Records with drawing code:
++++++++++

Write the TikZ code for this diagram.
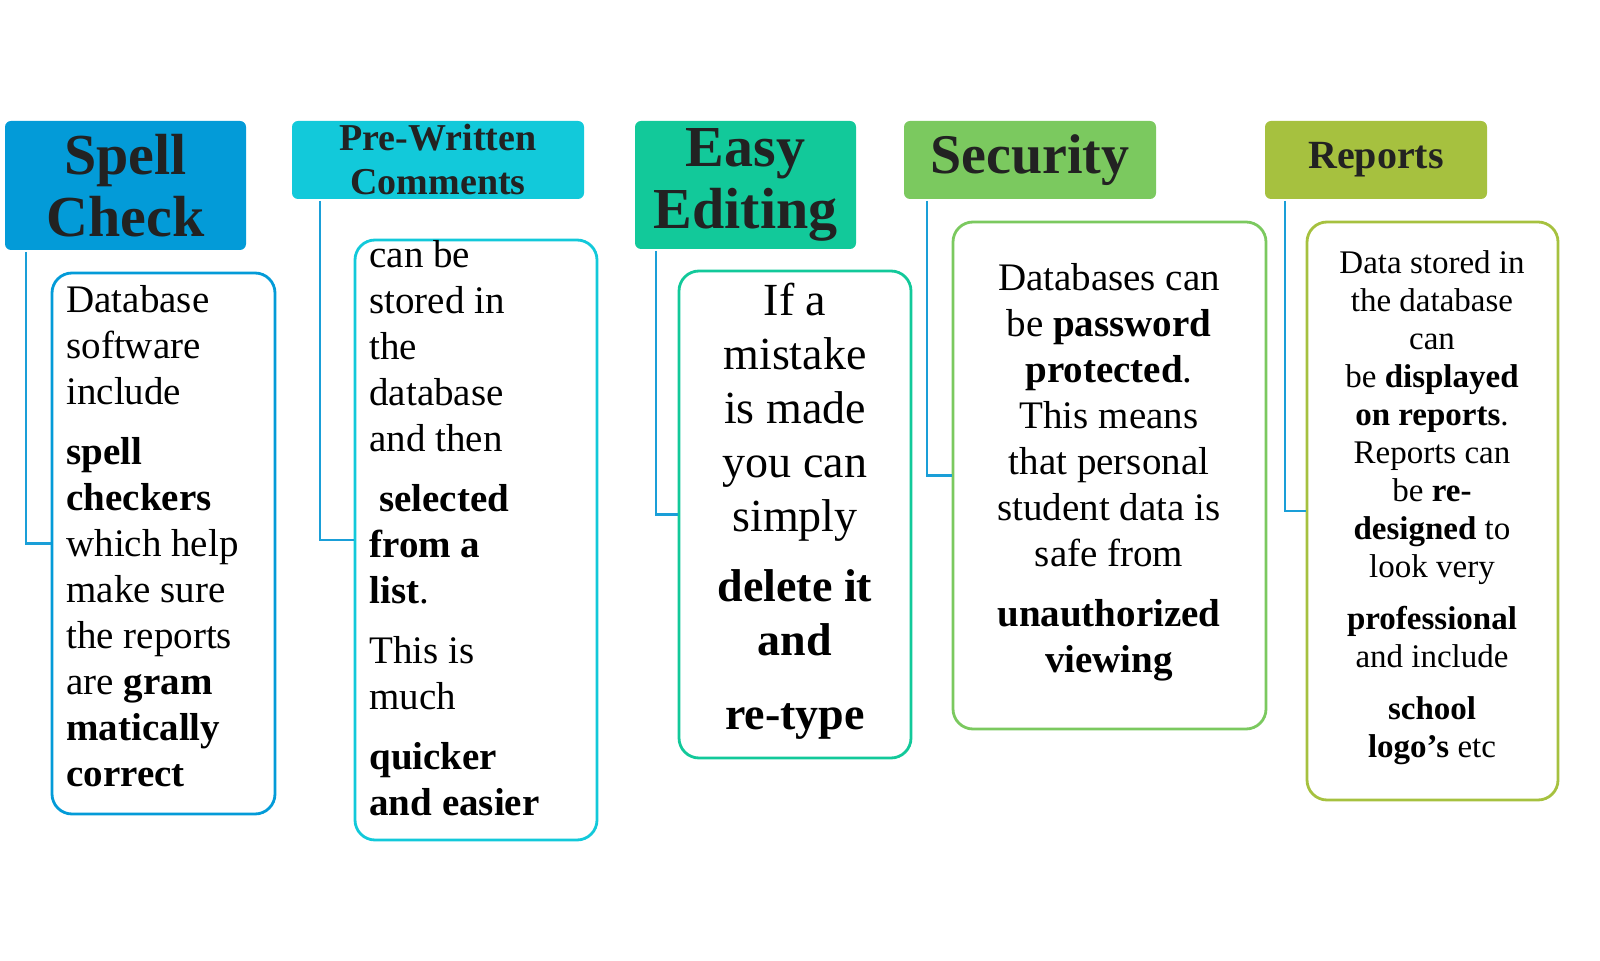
\documentclass[tikz,border=0pt]{standalone}
\usepackage{fontspec}
\setmainfont{Liberation Serif}
\definecolor{cA}{HTML}{039BD8}
\definecolor{cB}{HTML}{12C9DA}
\definecolor{cC}{HTML}{12C99A}
\definecolor{cD}{HTML}{7BC95F}
\definecolor{cE}{HTML}{A6C13F}
\definecolor{ink}{HTML}{222222}
\definecolor{line}{HTML}{1A9FD8}
\begin{document}
\begin{tikzpicture}[x=0.5pt,y=-0.5pt,
 head/.style={fill=#1,rounded corners=3pt,inner sep=0pt,text=ink,font=\bfseries,align=center},
 body/.style={draw=#1,line width=1.4pt,rounded corners=10pt,fill=white,inner sep=0pt},
 txt/.style={text=black,inner sep=0pt},
 conn/.style={draw=line,line width=1.4pt}]
% headers
\node[head=cA,minimum width=120.5pt,minimum height=64.5pt,font=\bfseries\fontsize{29}{31}\selectfont] (h1) at (125.5,185.5) {Spell\\Check};
\node[head=cB,minimum width=146pt,minimum height=39pt,font=\bfseries\fontsize{19}{22}\selectfont] (h2) at (438,160) {Pre-Written\\Comments};
\node[head=cC,minimum width=110.5pt,minimum height=64pt,font=\bfseries\fontsize{29}{31}\selectfont] (h3) at (745.5,185) {Easy\\Editing};
\node[head=cD,minimum width=126pt,minimum height=39pt,font=\bfseries\fontsize{28}{30}\selectfont] (h4) at (1030,160) {Security};
\node[head=cE,minimum width=111pt,minimum height=39pt,font=\bfseries\fontsize{20}{22}\selectfont] (h5) at (1376,160) {Reports};
% bodies
\node[body=cA,minimum width=111.5pt,minimum height=270.5pt] (b1) at (163.5,543.5) {};
\node[body=cB,minimum width=121pt,minimum height=300pt] (b2) at (476,540) {};
\node[body=cC,minimum width=116pt,minimum height=243.5pt] (b3) at (795,514.5) {};
\node[body=cD,minimum width=156.5pt,minimum height=253.5pt] (b4) at (1109.5,475.5) {};
\node[body=cE,minimum width=125.5pt,minimum height=289pt] (b5) at (1432.5,511) {};
% connectors
\coordinate (c1) at (26,252);
\coordinate (c2) at (320,201);
\coordinate (c3) at (656,251);
\coordinate (c4) at (927,201);
\coordinate (c5) at (1285,201);
\draw[conn] (c1) |- (b1.west);
\draw[conn] (c2) |- (b2.west);
\draw[conn] (c3) |- (b3.west);
\draw[conn] (c4) |- (b4.west);
\draw[conn] (c5) |- (b5.west);
% texts
\node[txt,anchor=north west,align=left,font=\fontsize{19.5}{23}\selectfont] (t1) at (66,285)
{Database\\ software\\ include\\[7pt]
\textbf{spell}\\ \textbf{checkers}\\ which help\\ make sure\\ the reports\\ are \textbf{gram}\\ \textbf{matically}\\ \textbf{correct}};
\node[txt,anchor=north west,align=left,font=\fontsize{19.5}{23}\selectfont] (t2) at (369,240)
{can be\\ stored in\\ the\\ database\\ and then\\[7pt]
\textbf{\ selected}\\ \textbf{from a}\\ \textbf{list}.\\[7pt]
This is\\ much\\[7pt]
\textbf{quicker}\\ \textbf{and easier}};
\node[txt,anchor=north,align=center,font=\fontsize{23}{27}\selectfont] (t3) at (795,283)
{If a\\ mistake\\ is made\\ you can\\ simply\\[8pt]
\textbf{delete it}\\ \textbf{and}\\[10pt]
\textbf{re-type}};
\node[txt,anchor=north,align=center,font=\fontsize{19.5}{23}\selectfont] (t4) at (1109,263)
{Databases can\\ be \textbf{password}\\ \textbf{protected}.\\ This means\\ that personal\\ student data is\\ safe from\\[7pt]
\textbf{unauthorized}\\ \textbf{viewing}};
\node[txt,anchor=north,align=center,font=\fontsize{16.5}{19}\selectfont] (t5) at (1432,250)
{Data stored in\\ the database\\ can\\ be \textbf{displayed}\\ \textbf{on reports}.\\ Reports can\\ be \textbf{re-}\\ \textbf{designed} to\\ look very\\[7pt]
\textbf{professional}\\ and include\\[7pt]
\textbf{school}\\ \textbf{logo's} etc};
\pgfresetboundingbox
\useasboundingbox (0,0) rectangle (1600,961);
\end{tikzpicture}
\end{document}
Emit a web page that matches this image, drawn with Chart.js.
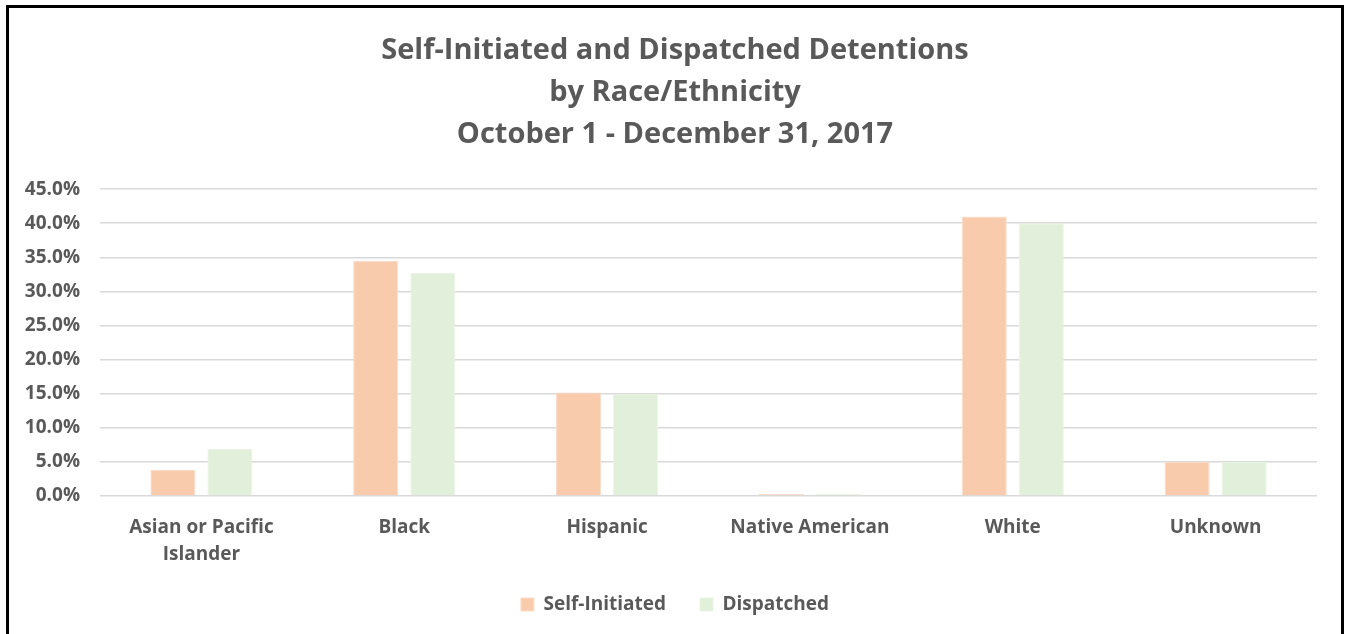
<!DOCTYPE html>
<html>
<head>
<meta charset="utf-8">
<script src="https://cdn.jsdelivr.net/npm/chart.js@4"></script>
<style>
  html, body { margin: 0; padding: 0; background: #fff; overflow: hidden; }
  #frame { position: absolute; left: 6px; top: 5px; width: 1332px; height: 660px; border: 3px solid #000; background: #fff; }
  #wrap { position: absolute; left: 0; top: 0; width: 1332px; height: 626px; }
</style>
</head>
<body>
<div id="frame"><div id="wrap"><canvas id="c"></canvas></div></div>
<script>
const categories = [['Asian or Pacific', 'Islander'], 'Black', 'Hispanic', 'Native American', 'White', 'Unknown'];
const selfInitiated = [3.8, 34.5, 15.2, 0.3, 41.0, 5.0];
const dispatched = [6.9, 32.7, 15.0, 0.3, 40.0, 5.0];
const titleLines = ['Self-Initiated and Dispatched Detentions', 'by Race/Ethnicity', 'October 1 - December 31, 2017'];
const yTicks = [0, 5, 10, 15, 20, 25, 30, 35, 40, 45];

const FONT = '"Open Sans", Calibri, Carlito, sans-serif';
const GREY = '#595959';

new Chart(document.getElementById('c'), {
  type: 'bar',
  data: {
    labels: categories,
    datasets: [
      { label: 'Self-Initiated', data: selfInitiated, backgroundColor: '#F8CBAD', borderColor: '#FBDCC8', borderWidth: 1,
        categoryPercentage: 0.5625, barPercentage: 0.79 },
      { label: 'Dispatched', data: dispatched, backgroundColor: '#E2EFDA', borderColor: '#EAF4E4', borderWidth: 1,
        categoryPercentage: 0.5625, barPercentage: 0.79 }
    ]
  },
  options: {
    responsive: true,
    maintainAspectRatio: false,
    animation: false,
    layout: { padding: { left: 0, right: 0, top: 0, bottom: 10 } },
    plugins: {
      title: {
        display: true,
        text: titleLines,
        color: GREY,
        font: { family: FONT, size: 29, weight: 'bold', lineHeight: 1.45 },
        padding: { top: 22, bottom: 33 }
      },
      legend: {
        position: 'bottom',
        labels: {
          color: GREY,
          font: { family: FONT, size: 19, weight: 'bold' },
          boxWidth: 13, boxHeight: 13, padding: 34
        }
      },
      tooltip: { enabled: false }
    },
    scales: {
      x: {
        grid: { display: false },
        border: { display: false },
        afterFit: (s) => { s.height -= 17; },
        ticks: { color: GREY, font: { family: FONT, size: 19, weight: 'bold', lineHeight: 1.42 }, padding: 10, maxRotation: 0 }
      },
      y: {
        min: 0, max: 45,
        afterBuildTicks: (s) => { s.ticks = yTicks.map(v => ({ value: v })); },
        afterFit: (s) => { s.width = 91; },
        grid: { color: '#D9D9D9', lineWidth: 1.5, drawTicks: false },
        border: { display: false },
        ticks: { color: GREY, font: { family: FONT, size: 19, weight: 'bold' }, padding: 20,
          callback: (v) => Number(v).toFixed(1) + '%' }
      },
      yRightGap: {
        position: 'right',
        min: 0, max: 45,
        grid: { display: false },
        border: { display: false },
        ticks: { display: false },
        afterFit: (s) => { s.width = 24; }
      }
    }
  }
});
</script>
</body>
</html>
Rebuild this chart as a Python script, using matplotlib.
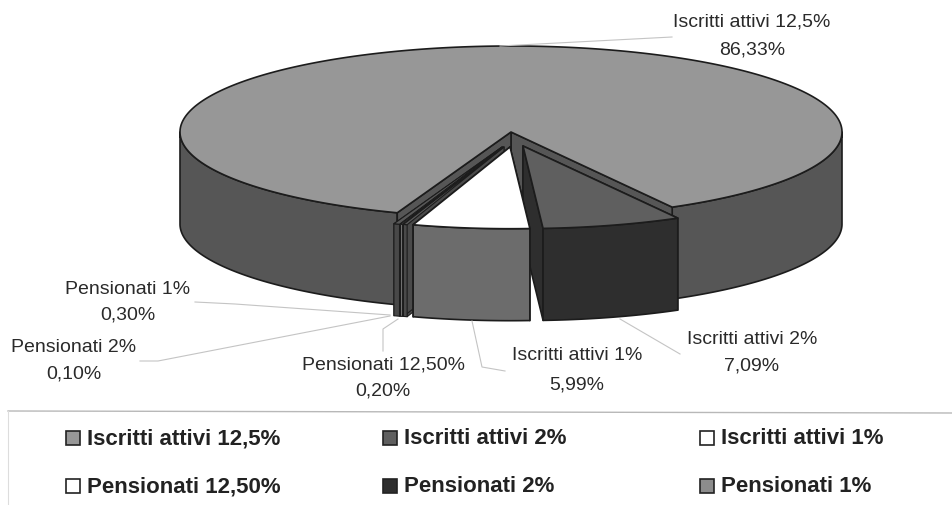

++++++++++

**Short task:** An exact transcription of all the entries is required, without the pictures.

**Full answer:**
Write the TikZ code for this diagram.
\documentclass[tikz,border=0pt]{standalone}
\usepackage{fontspec}
\setmainfont{Liberation Serif}
\definecolor{cA}{HTML}{039BD8}
\definecolor{cB}{HTML}{12C9DA}
\definecolor{cC}{HTML}{12C99A}
\definecolor{cD}{HTML}{7BC95F}
\definecolor{cE}{HTML}{A6C13F}
\definecolor{ink}{HTML}{222222}
\definecolor{line}{HTML}{1A9FD8}
\begin{document}
\begin{tikzpicture}[x=0.5pt,y=-0.5pt,
 head/.style={fill=#1,rounded corners=3pt,inner sep=0pt,text=ink,font=\bfseries,align=center},
 body/.style={draw=#1,line width=1.4pt,rounded corners=10pt,fill=white,inner sep=0pt},
 txt/.style={text=black,inner sep=0pt},
 conn/.style={draw=line,line width=1.4pt}]
% headers
\node[head=cA,minimum width=120.5pt,minimum height=64.5pt,font=\bfseries\fontsize{29}{31}\selectfont] (h1) at (125.5,185.5) {Spell\\Check};
\node[head=cB,minimum width=146pt,minimum height=39pt,font=\bfseries\fontsize{19}{22}\selectfont] (h2) at (438,160) {Pre-Written\\Comments};
\node[head=cC,minimum width=110.5pt,minimum height=64pt,font=\bfseries\fontsize{29}{31}\selectfont] (h3) at (745.5,185) {Easy\\Editing};
\node[head=cD,minimum width=126pt,minimum height=39pt,font=\bfseries\fontsize{28}{30}\selectfont] (h4) at (1030,160) {Security};
\node[head=cE,minimum width=111pt,minimum height=39pt,font=\bfseries\fontsize{20}{22}\selectfont] (h5) at (1376,160) {Reports};
% bodies
\node[body=cA,minimum width=111.5pt,minimum height=270.5pt] (b1) at (163.5,543.5) {};
\node[body=cB,minimum width=121pt,minimum height=300pt] (b2) at (476,540) {};
\node[body=cC,minimum width=116pt,minimum height=243.5pt] (b3) at (795,514.5) {};
\node[body=cD,minimum width=156.5pt,minimum height=253.5pt] (b4) at (1109.5,475.5) {};
\node[body=cE,minimum width=125.5pt,minimum height=289pt] (b5) at (1432.5,511) {};
% connectors
\coordinate (c1) at (26,252);
\coordinate (c2) at (320,201);
\coordinate (c3) at (656,251);
\coordinate (c4) at (927,201);
\coordinate (c5) at (1285,201);
\draw[conn] (c1) |- (b1.west);
\draw[conn] (c2) |- (b2.west);
\draw[conn] (c3) |- (b3.west);
\draw[conn] (c4) |- (b4.west);
\draw[conn] (c5) |- (b5.west);
% texts
\node[txt,anchor=north west,align=left,font=\fontsize{19.5}{23}\selectfont] (t1) at (66,285)
{Database\\ software\\ include\\[7pt]
\textbf{spell}\\ \textbf{checkers}\\ which help\\ make sure\\ the reports\\ are \textbf{gram}\\ \textbf{matically}\\ \textbf{correct}};
\node[txt,anchor=north west,align=left,font=\fontsize{19.5}{23}\selectfont] (t2) at (369,240)
{can be\\ stored in\\ the\\ database\\ and then\\[7pt]
\textbf{\ selected}\\ \textbf{from a}\\ \textbf{list}.\\[7pt]
This is\\ much\\[7pt]
\textbf{quicker}\\ \textbf{and easier}};
\node[txt,anchor=north,align=center,font=\fontsize{23}{27}\selectfont] (t3) at (795,283)
{If a\\ mistake\\ is made\\ you can\\ simply\\[8pt]
\textbf{delete it}\\ \textbf{and}\\[10pt]
\textbf{re-type}};
\node[txt,anchor=north,align=center,font=\fontsize{19.5}{23}\selectfont] (t4) at (1109,263)
{Databases can\\ be \textbf{password}\\ \textbf{protected}.\\ This means\\ that personal\\ student data is\\ safe from\\[7pt]
\textbf{unauthorized}\\ \textbf{viewing}};
\node[txt,anchor=north,align=center,font=\fontsize{16.5}{19}\selectfont] (t5) at (1432,250)
{Data stored in\\ the database\\ can\\ be \textbf{displayed}\\ \textbf{on reports}.\\ Reports can\\ be \textbf{re-}\\ \textbf{designed} to\\ look very\\[7pt]
\textbf{professional}\\ and include\\[7pt]
\textbf{school}\\ \textbf{logo's} etc};
\pgfresetboundingbox
\useasboundingbox (0,0) rectangle (1600,961);
\end{tikzpicture}
\end{document}
Emit a web page that matches this image, drawn with Chart.js.
<!DOCTYPE html>
<html>
<head>
<meta charset="utf-8">
<script src="https://cdn.jsdelivr.net/npm/chart.js@4"></script>
<style>
  html, body { margin: 0; padding: 0; background: #fff; overflow: hidden; }
  #frame { position: absolute; left: 6px; top: 5px; width: 1332px; height: 660px; border: 3px solid #000; background: #fff; }
  #wrap { position: absolute; left: 0; top: 0; width: 1332px; height: 626px; }
</style>
</head>
<body>
<div id="frame"><div id="wrap"><canvas id="c"></canvas></div></div>
<script>
const categories = [['Asian or Pacific', 'Islander'], 'Black', 'Hispanic', 'Native American', 'White', 'Unknown'];
const selfInitiated = [3.8, 34.5, 15.2, 0.3, 41.0, 5.0];
const dispatched = [6.9, 32.7, 15.0, 0.3, 40.0, 5.0];
const titleLines = ['Self-Initiated and Dispatched Detentions', 'by Race/Ethnicity', 'October 1 - December 31, 2017'];
const yTicks = [0, 5, 10, 15, 20, 25, 30, 35, 40, 45];

const FONT = '"Open Sans", Calibri, Carlito, sans-serif';
const GREY = '#595959';

new Chart(document.getElementById('c'), {
  type: 'bar',
  data: {
    labels: categories,
    datasets: [
      { label: 'Self-Initiated', data: selfInitiated, backgroundColor: '#F8CBAD', borderColor: '#FBDCC8', borderWidth: 1,
        categoryPercentage: 0.5625, barPercentage: 0.79 },
      { label: 'Dispatched', data: dispatched, backgroundColor: '#E2EFDA', borderColor: '#EAF4E4', borderWidth: 1,
        categoryPercentage: 0.5625, barPercentage: 0.79 }
    ]
  },
  options: {
    responsive: true,
    maintainAspectRatio: false,
    animation: false,
    layout: { padding: { left: 0, right: 0, top: 0, bottom: 10 } },
    plugins: {
      title: {
        display: true,
        text: titleLines,
        color: GREY,
        font: { family: FONT, size: 29, weight: 'bold', lineHeight: 1.45 },
        padding: { top: 22, bottom: 33 }
      },
      legend: {
        position: 'bottom',
        labels: {
          color: GREY,
          font: { family: FONT, size: 19, weight: 'bold' },
          boxWidth: 13, boxHeight: 13, padding: 34
        }
      },
      tooltip: { enabled: false }
    },
    scales: {
      x: {
        grid: { display: false },
        border: { display: false },
        afterFit: (s) => { s.height -= 17; },
        ticks: { color: GREY, font: { family: FONT, size: 19, weight: 'bold', lineHeight: 1.42 }, padding: 10, maxRotation: 0 }
      },
      y: {
        min: 0, max: 45,
        afterBuildTicks: (s) => { s.ticks = yTicks.map(v => ({ value: v })); },
        afterFit: (s) => { s.width = 91; },
        grid: { color: '#D9D9D9', lineWidth: 1.5, drawTicks: false },
        border: { display: false },
        ticks: { color: GREY, font: { family: FONT, size: 19, weight: 'bold' }, padding: 20,
          callback: (v) => Number(v).toFixed(1) + '%' }
      },
      yRightGap: {
        position: 'right',
        min: 0, max: 45,
        grid: { display: false },
        border: { display: false },
        ticks: { display: false },
        afterFit: (s) => { s.width = 24; }
      }
    }
  }
});
</script>
</body>
</html>
Rebuild this chart as a Python script, using matplotlib.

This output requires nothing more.